An inconclusive result does not mean failure. It means the examiner and quality control reviewer could not determine a clear outcome from your physiological data. In that situation, agencies typically offer a second or even third examination. Some applicants have taken multiple sessions before producing conclusive charts, and an inconclusive result alone does not automatically disqualify you.
Even a genuinely unfavorable result does not end the process by itself. DoDI 5210.91 prohibits unfavorable administrative action — including decisions about access, employment, assignment, or detail — based solely on a polygraph refusal or an unresolved polygraph result.7Department of Defense. DoD Instruction 5210.91 – Polygraph and Credibility Assessment Procedures The polygraph is a supplement to the investigation, not a standalone pass-fail gate. Adjudicators weigh it alongside your background investigation, interviews, financial records, and the rest of your file.

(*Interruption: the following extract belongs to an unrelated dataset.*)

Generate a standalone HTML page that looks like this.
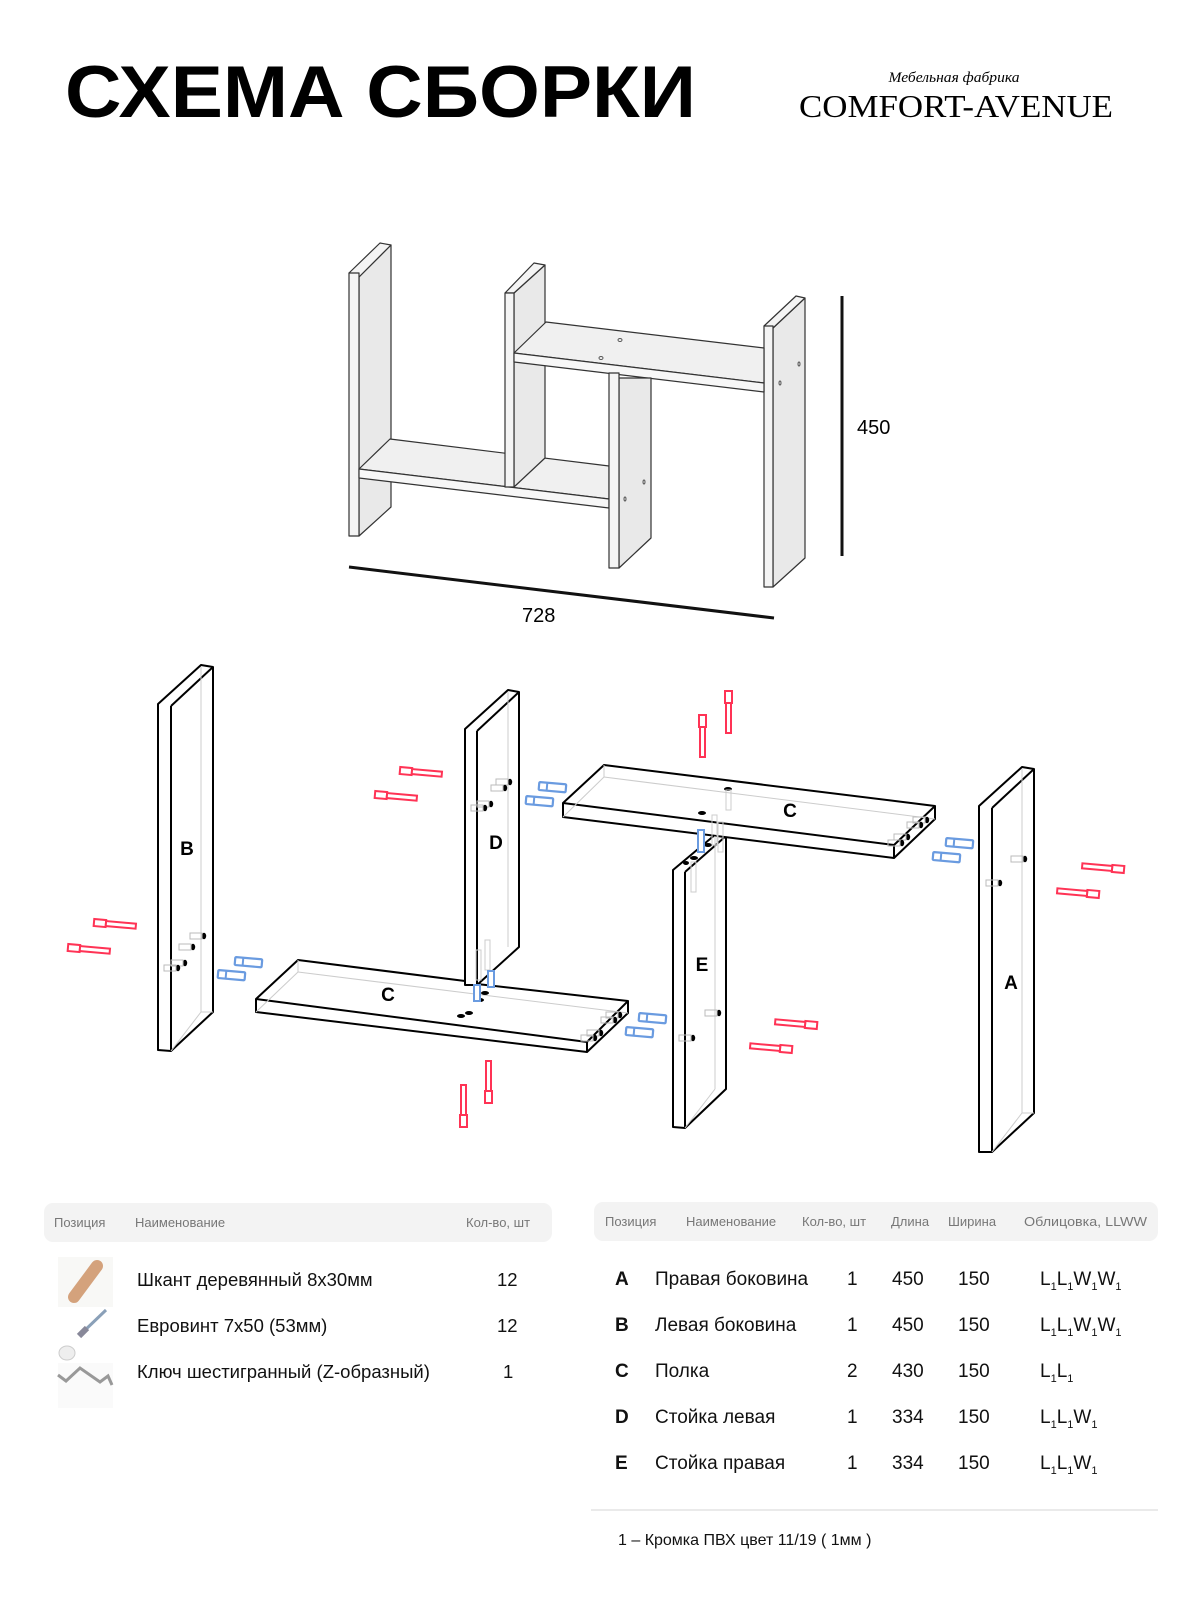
<!DOCTYPE html>
<html><head><meta charset="utf-8"><style>
html,body{margin:0;padding:0;background:#fff;}
svg{display:block;}
text{font-family:"Liberation Sans","Noto Sans CJK SC",sans-serif;}
</style></head><body>
<svg width="1200" height="1600" viewBox="0 0 1200 1600" xmlns="http://www.w3.org/2000/svg">
<defs>
<g id="rs"><rect x="0" y="-3" width="12" height="7" fill="#fff" stroke="#ff3355" stroke-width="2"/><rect x="12" y="-2" width="30" height="5" fill="#fff" stroke="#ff3355" stroke-width="2"/></g>
<g id="bd"><rect x="0" y="-4" width="27" height="8" rx="1" fill="#fff" stroke="#6a9be0" stroke-width="2.2"/><line x1="8" y1="-4" x2="8" y2="4" stroke="#6a9be0" stroke-width="2"/></g>
<g id="hw"><ellipse cx="0" cy="0" rx="2.2" ry="3.2" fill="#000"/><rect x="-14" y="-3" width="12" height="6" fill="none" stroke="#bbb" stroke-width="1"/></g>
</defs>

<!-- Title -->
<text x="65" y="117" font-size="73" font-weight="bold" textLength="631" lengthAdjust="spacingAndGlyphs">СХЕМА СБОРКИ</text>
<text x="954" y="82" font-size="15" font-style="italic" text-anchor="middle" style="font-family:'Liberation Serif',serif" textLength="131" lengthAdjust="spacingAndGlyphs">Мебельная фабрика</text>
<text x="799" y="117" font-size="32" style="font-family:'Liberation Serif',serif" textLength="314" lengthAdjust="spacingAndGlyphs">COMFORT-AVENUE</text>

<!-- Assembled view -->
<g stroke="#333" stroke-width="1.2" stroke-linejoin="round">
<polygon points="359,277 391,245 391,507 359,536" fill="#e9e9e9"/>
<polygon points="349,273 380,243 391,245 359,277" fill="#f4f4f4"/>
<rect x="349" y="273" width="10" height="263" fill="#f4f4f4"/>
<polygon points="773,328 805,298 805,558 773,587" fill="#e9e9e9"/>
<polygon points="764,326 796,296 805,298 773,328" fill="#f4f4f4"/>
<rect x="764" y="326" width="9" height="261" fill="#f4f4f4"/>
<polygon points="359,469 390,439 609,466 609,499" fill="#f0f0f0"/>
<polygon points="359,469 609,499 609,508 359,478" fill="#f7f7f7"/>
<polygon points="514,293 545,265 545,458 514,487" fill="#e9e9e9"/>
<polygon points="505,293 534,263 545,265 514,293" fill="#f4f4f4"/>
<rect x="505" y="293" width="9" height="194" fill="#f4f4f4"/>
<polygon points="514,353 546,322 764,348 764,383" fill="#f0f0f0"/>
<polygon points="514,353 764,383 764,392 514,362" fill="#f7f7f7"/>
<polygon points="619,378 651,378 651,538 619,568" fill="#e9e9e9"/>
<rect x="609" y="373" width="10" height="195" fill="#f4f4f4"/>
</g>
<ellipse cx="620" cy="340" rx="2" ry="1.5" fill="none" stroke="#555"/>
<ellipse cx="601" cy="358" rx="2" ry="1.5" fill="none" stroke="#555"/>
<ellipse cx="799" cy="364" rx="1" ry="2" fill="none" stroke="#555"/>
<ellipse cx="780" cy="383" rx="1" ry="2" fill="none" stroke="#555"/>
<ellipse cx="644" cy="482" rx="1" ry="2" fill="none" stroke="#555"/>
<ellipse cx="625" cy="499" rx="1" ry="2" fill="none" stroke="#555"/>

<!-- Dimensions -->
<line x1="842" y1="296" x2="842" y2="556" stroke="#111" stroke-width="3"/>
<text x="857" y="434" font-size="20">450</text>
<line x1="349" y1="567" x2="774" y2="618" stroke="#111" stroke-width="3"/>
<text x="522" y="622" font-size="20">728</text>

<!-- Exploded view -->
<g fill="#fff" stroke="#000" stroke-width="2" stroke-linejoin="round">
<polygon points="158,704 201,665 213,667 213,1012 171,1051 158,1050"/>
<line x1="171" y1="706" x2="213" y2="667"/><line x1="171" y1="706" x2="171" y2="1051"/>
<polygon points="256,999 298,960 465,981 477,984 628,1001 628,1013 587,1052 256,1012"/>
<line x1="256" y1="999" x2="587" y2="1042"/><line x1="587" y1="1042" x2="628" y2="1001"/><line x1="587" y1="1042" x2="587" y2="1052"/>
<polygon points="465,729 508,690 519,692 519,947 477,985 465,985"/>
<line x1="477" y1="731" x2="519" y2="692"/><line x1="477" y1="731" x2="477" y2="985"/>
<!-- E -->
<polygon points="673,870 716,834 726,836 726,1089 685,1128 673,1127"/>
<line x1="685" y1="872" x2="726" y2="836"/><line x1="685" y1="872" x2="685" y2="1128"/>
<!-- upper C -->
<polygon points="563,803 604,765 935,806 935,819 894,858 563,817"/>
<line x1="563" y1="803" x2="894" y2="845"/><line x1="894" y1="845" x2="935" y2="806"/><line x1="894" y1="845" x2="894" y2="858"/>
<!-- A -->
<polygon points="979,806 1022,767 1034,769 1034,1113 992,1152 979,1152"/>
<line x1="992" y1="808" x2="1034" y2="769"/><line x1="992" y1="808" x2="992" y2="1152"/>
</g>
<g stroke="#ccc" stroke-width="1" fill="none">
<line x1="201" y1="667" x2="201" y2="1012"/><line x1="171" y1="1051" x2="201" y2="1012"/><line x1="201" y1="1012" x2="213" y2="1012"/>
<line x1="508" y1="692" x2="508" y2="947"/>
<line x1="298" y1="960" x2="298" y2="972"/><line x1="298" y1="972" x2="628" y2="1013"/><line x1="256" y1="1012" x2="298" y2="972"/>
<line x1="604" y1="765" x2="604" y2="777"/><line x1="604" y1="777" x2="935" y2="819"/><line x1="563" y1="817" x2="604" y2="777"/>
<line x1="715" y1="836" x2="715" y2="1089"/><line x1="685" y1="1128" x2="715" y2="1089"/>
<line x1="1022" y1="769" x2="1022" y2="1113"/><line x1="992" y1="1152" x2="1022" y2="1113"/><line x1="1022" y1="1113" x2="1034" y2="1113"/>
</g>
<g font-size="19" font-weight="bold" text-anchor="middle">
<text x="187" y="855">B</text><text x="496" y="849">D</text><text x="388" y="1001">C</text>
<text x="790" y="817">C</text><text x="702" y="971">E</text><text x="1011" y="989">A</text>
</g>
<!-- hardware holes -->
<use href="#hw" x="204" y="936"/><use href="#hw" x="193" y="947"/><use href="#hw" x="185" y="963"/><use href="#hw" x="178" y="968"/>
<use href="#hw" x="510" y="782"/><use href="#hw" x="505" y="788"/><use href="#hw" x="491" y="804"/><use href="#hw" x="485" y="808"/>
<use href="#hw" x="719" y="1013"/><use href="#hw" x="693" y="1038"/>
<use href="#hw" x="1025" y="859"/><use href="#hw" x="1000" y="883"/>
<use href="#hw" x="620" y="1015"/><use href="#hw" x="615" y="1020"/><use href="#hw" x="601" y="1033"/><use href="#hw" x="595" y="1038"/>
<use href="#hw" x="927" y="820"/><use href="#hw" x="921" y="825"/><use href="#hw" x="908" y="837"/><use href="#hw" x="902" y="843"/>
<ellipse cx="485" cy="993" rx="4" ry="2" fill="#000"/><ellipse cx="480" cy="1000" rx="4" ry="2" fill="#000"/>
<ellipse cx="469" cy="1013" rx="4" ry="2" fill="#000"/><ellipse cx="461" cy="1016" rx="4" ry="2" fill="#000"/>
<ellipse cx="728" cy="789" rx="4" ry="2" fill="#000"/><ellipse cx="702" cy="813" rx="4" ry="2" fill="#000"/>
<ellipse cx="694" cy="858" rx="4" ry="2" fill="#000"/><ellipse cx="686" cy="863" rx="3" ry="2" fill="#000"/>
<ellipse cx="708" cy="845" rx="4" ry="2" fill="#000"/>
<rect x="485" y="940" width="5" height="30" fill="none" stroke="#ccc"/><rect x="476" y="950" width="5" height="30" fill="none" stroke="#ccc"/>
<rect x="488" y="971" width="6" height="16" fill="#fff" stroke="#6a9be0" stroke-width="2"/><rect x="474" y="985" width="6" height="16" fill="#fff" stroke="#6a9be0" stroke-width="2"/>
<rect x="698" y="830" width="6" height="22" fill="#fff" stroke="#6a9be0" stroke-width="2"/>
<rect x="712" y="815" width="5" height="30" fill="none" stroke="#ccc"/><rect x="718" y="822" width="5" height="30" fill="none" stroke="#ccc"/>
<rect x="726" y="790" width="5" height="20" fill="none" stroke="#ccc"/><rect x="691" y="862" width="5" height="30" fill="none" stroke="#ccc"/>

<!-- red screws -->
<use href="#rs" transform="translate(400,770) rotate(5)"/>
<use href="#rs" transform="translate(375,794) rotate(5)"/>
<use href="#rs" transform="translate(94,922) rotate(5)"/>
<use href="#rs" transform="translate(68,947) rotate(5)"/>
<use href="#rs" transform="translate(1124,870) rotate(185)"/>
<use href="#rs" transform="translate(1099,895) rotate(185)"/>
<use href="#rs" transform="translate(817,1026) rotate(185)"/>
<use href="#rs" transform="translate(792,1050) rotate(185)"/>
<use href="#rs" transform="translate(729,691) rotate(90)"/>
<use href="#rs" transform="translate(703,715) rotate(90)"/>
<use href="#rs" transform="translate(488,1103) rotate(-90)"/>
<use href="#rs" transform="translate(463,1127) rotate(-90)"/>
<!-- blue dowels -->
<use href="#bd" transform="translate(539,786) rotate(5)"/>
<use href="#bd" transform="translate(526,800) rotate(5)"/>
<use href="#bd" transform="translate(235,961) rotate(5)"/>
<use href="#bd" transform="translate(218,974) rotate(5)"/>
<use href="#bd" transform="translate(946,842) rotate(5)"/>
<use href="#bd" transform="translate(933,856) rotate(5)"/>
<use href="#bd" transform="translate(639,1017) rotate(5)"/>
<use href="#bd" transform="translate(626,1031) rotate(5)"/>

<!-- Left table -->
<rect x="44" y="1203" width="508" height="39" rx="9" fill="#f3f3f3"/>
<g font-size="13" fill="#777"><text x="54" y="1227">Позиция</text><text x="135" y="1227">Наименование</text><text x="466" y="1227">Кол-во, шт</text></g>
<g font-size="18.5" fill="#111">
<text x="137" y="1286">Шкант деревянный 8х30мм</text><text x="497" y="1286">12</text>
<text x="137" y="1332">Евровинт 7х50 (53мм)</text><text x="497" y="1332">12</text>
<text x="137" y="1378">Ключ шестигранный (Z-образный)</text><text x="503" y="1378">1</text>
</g>
<rect x="58" y="1257" width="55" height="50" fill="#f8f8f6"/>
<line x1="74" y1="1297" x2="97" y2="1266" stroke="#d4a27c" stroke-width="12" stroke-linecap="round"/>
<line x1="82" y1="1333" x2="106" y2="1310" stroke="#8aa0b8" stroke-width="3"/>
<line x1="79" y1="1336" x2="87" y2="1328" stroke="#889" stroke-width="6"/>
<ellipse cx="67" cy="1353" rx="8" ry="7" fill="#eee" stroke="#ccc"/>
<rect x="58" y="1363" width="55" height="45" fill="#fafafa"/>
<polyline points="58,1375 66,1381 80,1368 100,1382 108,1376 112,1385" fill="none" stroke="#999" stroke-width="3"/>

<!-- Right table -->
<rect x="594" y="1202" width="564" height="39" rx="9" fill="#f3f3f3"/>
<g font-size="13" fill="#777"><text x="605" y="1226">Позиция</text><text x="686" y="1226">Наименование</text><text x="802" y="1226">Кол-во, шт</text><text x="891" y="1226">Длина</text><text x="948" y="1226">Ширина</text><text x="1024" y="1226" textLength="123" lengthAdjust="spacingAndGlyphs">Облицовка, LLWW</text></g>
<g font-size="19" fill="#111">
<g font-weight="bold"><text x="615" y="1285">A</text><text x="615" y="1331">B</text><text x="615" y="1377">C</text><text x="615" y="1423">D</text><text x="615" y="1469">E</text></g>
<text x="655" y="1285">Правая боковина</text><text x="655" y="1331">Левая боковина</text><text x="655" y="1377">Полка</text><text x="655" y="1423">Стойка левая</text><text x="655" y="1469">Стойка правая</text>
<text x="847" y="1285">1</text><text x="847" y="1331">1</text><text x="847" y="1377">2</text><text x="847" y="1423">1</text><text x="847" y="1469">1</text>
<text x="892" y="1285">450</text><text x="892" y="1331">450</text><text x="892" y="1377">430</text><text x="892" y="1423">334</text><text x="892" y="1469">334</text>
<text x="958" y="1285">150</text><text x="958" y="1331">150</text><text x="958" y="1377">150</text><text x="958" y="1423">150</text><text x="958" y="1469">150</text>
</g>
<g font-size="19" fill="#111">
<text x="1040" y="1285">L<tspan font-size="11" dy="5">1</tspan><tspan dy="-5">L</tspan><tspan font-size="11" dy="5">1</tspan><tspan dy="-5">W</tspan><tspan font-size="11" dy="5">1</tspan><tspan dy="-5">W</tspan><tspan font-size="11" dy="5">1</tspan></text>
<text x="1040" y="1331">L<tspan font-size="11" dy="5">1</tspan><tspan dy="-5">L</tspan><tspan font-size="11" dy="5">1</tspan><tspan dy="-5">W</tspan><tspan font-size="11" dy="5">1</tspan><tspan dy="-5">W</tspan><tspan font-size="11" dy="5">1</tspan></text>
<text x="1040" y="1377">L<tspan font-size="11" dy="5">1</tspan><tspan dy="-5">L</tspan><tspan font-size="11" dy="5">1</tspan></text>
<text x="1040" y="1423">L<tspan font-size="11" dy="5">1</tspan><tspan dy="-5">L</tspan><tspan font-size="11" dy="5">1</tspan><tspan dy="-5">W</tspan><tspan font-size="11" dy="5">1</tspan></text>
<text x="1040" y="1469">L<tspan font-size="11" dy="5">1</tspan><tspan dy="-5">L</tspan><tspan font-size="11" dy="5">1</tspan><tspan dy="-5">W</tspan><tspan font-size="11" dy="5">1</tspan></text>
</g>
<line x1="591" y1="1510" x2="1158" y2="1510" stroke="#e3e3e3" stroke-width="1.5"/>
<text x="618" y="1545" font-size="16" fill="#111">1 – Кромка ПВХ цвет 11/19 ( 1мм )</text>
</svg>
</body></html>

If the polygraph contributes to a clearance denial, the agency issues a Statement of Reasons explaining the specific security concerns. You then have the right to respond in writing, present evidence, and in many cases request a hearing before an administrative judge. Disclosures made during the polygraph process can also create separate issues — if you admit to conduct during the pre-test or post-test interview that raises security or criminal concerns, that admission becomes part of your investigative record regardless of the polygraph charts.
Refusing to take a required polygraph is technically permitted, but in practice it almost always results in denial of the clearance or termination of the hiring process. Agencies view refusal as a lack of cooperation, and while DoDI 5210.91 bars adverse action based solely on refusal, that protection has limited practical value when the polygraph is a mandatory step in the vetting process.